Face à Ali, est exposée une figure, celle de Mister Freedom entièrement issue de l'imagination de Klein.
Freedom est une autre figure de lutte, celle qui représente un libérateur fantoche incarnant, à l'heure de la guerre au Vietnam, l'impérialisme américain et sa propagande.

"Mister Freedom" est un film exubérant, entre bande dessinée et et cinéma-vérité dans lequel il insère des plans qu'il a filmé des manifestations de 1968 (qui donneront lieu à son documentaire "Grands soirs, petits matins").
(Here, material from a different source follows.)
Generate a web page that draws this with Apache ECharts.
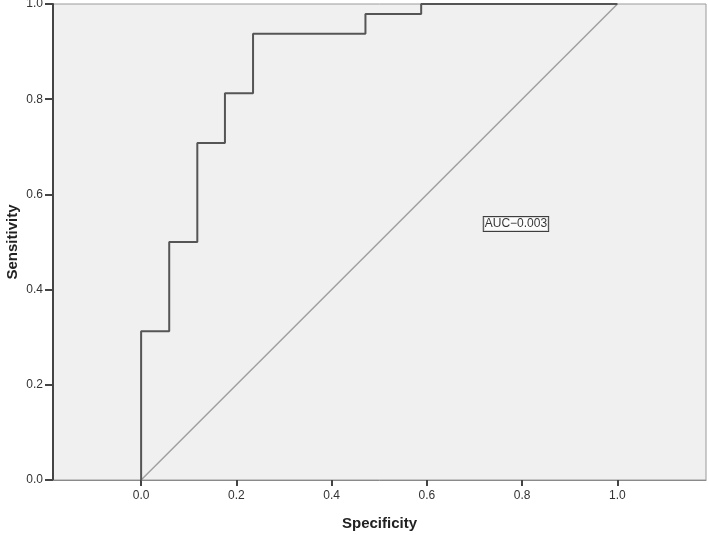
<!DOCTYPE html>
<html>
<head>
<meta charset="utf-8">
<script src="https://cdn.jsdelivr.net/npm/echarts@6/dist/echarts.min.js"></script>
<style>html,body{margin:0;padding:0;background:#fff;}#c{width:709px;height:535px;}</style>
</head>
<body>
<div id="c"></div>
<script>
// ROC curve corner points (1 - specificity, sensitivity)
const rocX = [0, 0, 0.059, 0.059, 0.118, 0.118, 0.176, 0.176, 0.235, 0.235, 0.471, 0.471, 0.588, 0.588, 1.0];
const rocY = [0, 0.3125, 0.3125, 0.5, 0.5, 0.708, 0.708, 0.8125, 0.8125, 0.9375, 0.9375, 0.979, 0.979, 1.0, 1.0];
// Reference diagonal
const refX = [0, 1];
const refY = [0, 1];
const tickValues = [0, 0.2, 0.4, 0.6, 0.8, 1.0];
const aucText = 'AUC\u22120.003';
const aucPos = [0.787, 0.538];

const chart = echarts.init(document.getElementById('c'));
const FONT = 'Liberation Sans, Arial, sans-serif';
chart.setOption({
  animation: false,
  grid: {
    left: 53, right: 3, top: 4, bottom: 55,
    outerBoundsMode: 'none', containLabel: false,
    show: true, backgroundColor: '#f0f0f0', borderColor: '#9a9a9a', borderWidth: 1
  },
  xAxis: {
    type: 'value', min: -0.185, max: 1.186,
    name: 'Specificity', nameLocation: 'middle', nameGap: 36,
    nameTextStyle: { fontFamily: FONT, fontSize: 15, fontWeight: 'bold', color: '#222' },
    axisLine: { show: true, onZero: false, lineStyle: { color: '#8a8a8a', width: 1 } },
    axisTick: { show: true, customValues: tickValues, length: 6, lineStyle: { color: '#444', width: 2 } },
    axisLabel: { customValues: tickValues, formatter: v => v.toFixed(1), fontFamily: FONT, fontSize: 12, color: '#333', margin: 10 },
    splitLine: { show: false }
  },
  yAxis: {
    type: 'value', min: 0, max: 1, interval: 0.2,
    name: 'Sensitivity', nameLocation: 'middle', nameGap: 33, nameMoveOverlap: false,
    nameTextStyle: { fontFamily: FONT, fontSize: 15, fontWeight: 'bold', color: '#222' },
    axisLine: { show: true, onZero: false, lineStyle: { color: '#444', width: 2 } },
    axisTick: { show: true, length: 8, lineStyle: { color: '#444', width: 2 } },
    axisLabel: { formatter: v => v.toFixed(1), fontFamily: FONT, fontSize: 12, color: '#333', margin: 10 },
    splitLine: { show: false }
  },
  series: [
    {
      type: 'line', data: refX.map((x, i) => [x, refY[i]]),
      symbol: 'none', lineStyle: { color: '#a0a0a0', width: 1.5 }, z: 2
    },
    {
      type: 'line', data: rocX.map((x, i) => [x, rocY[i]]),
      symbol: 'none', lineStyle: { color: '#555', width: 2 }, z: 3
    },
    {
      type: 'scatter', data: [aucPos], symbolSize: 0, z: 4,
      label: {
        show: true, position: 'inside', formatter: aucText,
        fontFamily: FONT, fontSize: 12, color: '#000',
        backgroundColor: '#fff', borderColor: '#111', borderWidth: 1, padding: [1, 1, 1, 1]
      }
    }
  ]
});
</script>
</body>
</html>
L'exposition montre les dessins d'étude des dessins sur photographies pour les costumes réalisés par William Klein, une peinture de Jeanne Klein, sa femme, collaboratrice de tous ses films pour le film "Mister Freedom".

Nous voyons aussi une affiche monumentale aux traits naïfs et un collage de l'artiste. 







William Klein a fait l’objet de nombreuses expositions d’envergure à travers le monde entier, notamment :
aux Rencontres internationales de la photographie à Arles (1978, 1982 et 2016), 
au Museum of Modern Art MoMA, à New York (1980-81), 
au Centre Pompidou à Paris (1983 et 2005), 
au Musée de l'Élysée à Lausanne (1988), 
à l’International Center of Photography (ICP) à New York (1994),
 à la Maison européenne de la photographie à Paris (2005), 
à la Tate Modern de Londres, avec Daidō Moriyama (2011) 
et au Fotografiemuseum Amsterdam (Foam) à Amsterdam (2013)

auxquelles s'ajoutent les nombreuses expositions dans des galeries internationales.

Il a reçu de nombreux prix, est nommé Commandeur de l'ordre des Arts et des Lettres en 1991, et docteur honoris causa de l'université de Liège en 2010.

Il est reconnu pour son influence majeure sur la photographie de rue et de mode, ainsi que pour ses travaux cinématographiques. Ses œuvres sur des métropoles telles que New York, Rome, Moscou, Tokyo et Paris, qui lui ont valu une renommée internationale. 

Ses films sont une extension naturelle de son approche photographique à savoir, audacieux, expérimentaux et profondément critiques de la société. 

Il a réalisé des œuvres marquantes mêlant satire, politique et esthétisme avant-gardiste, qui a influencé le cinéma et la photographie, mais aussi la mode, le photojournalisme, le design et l'architecture.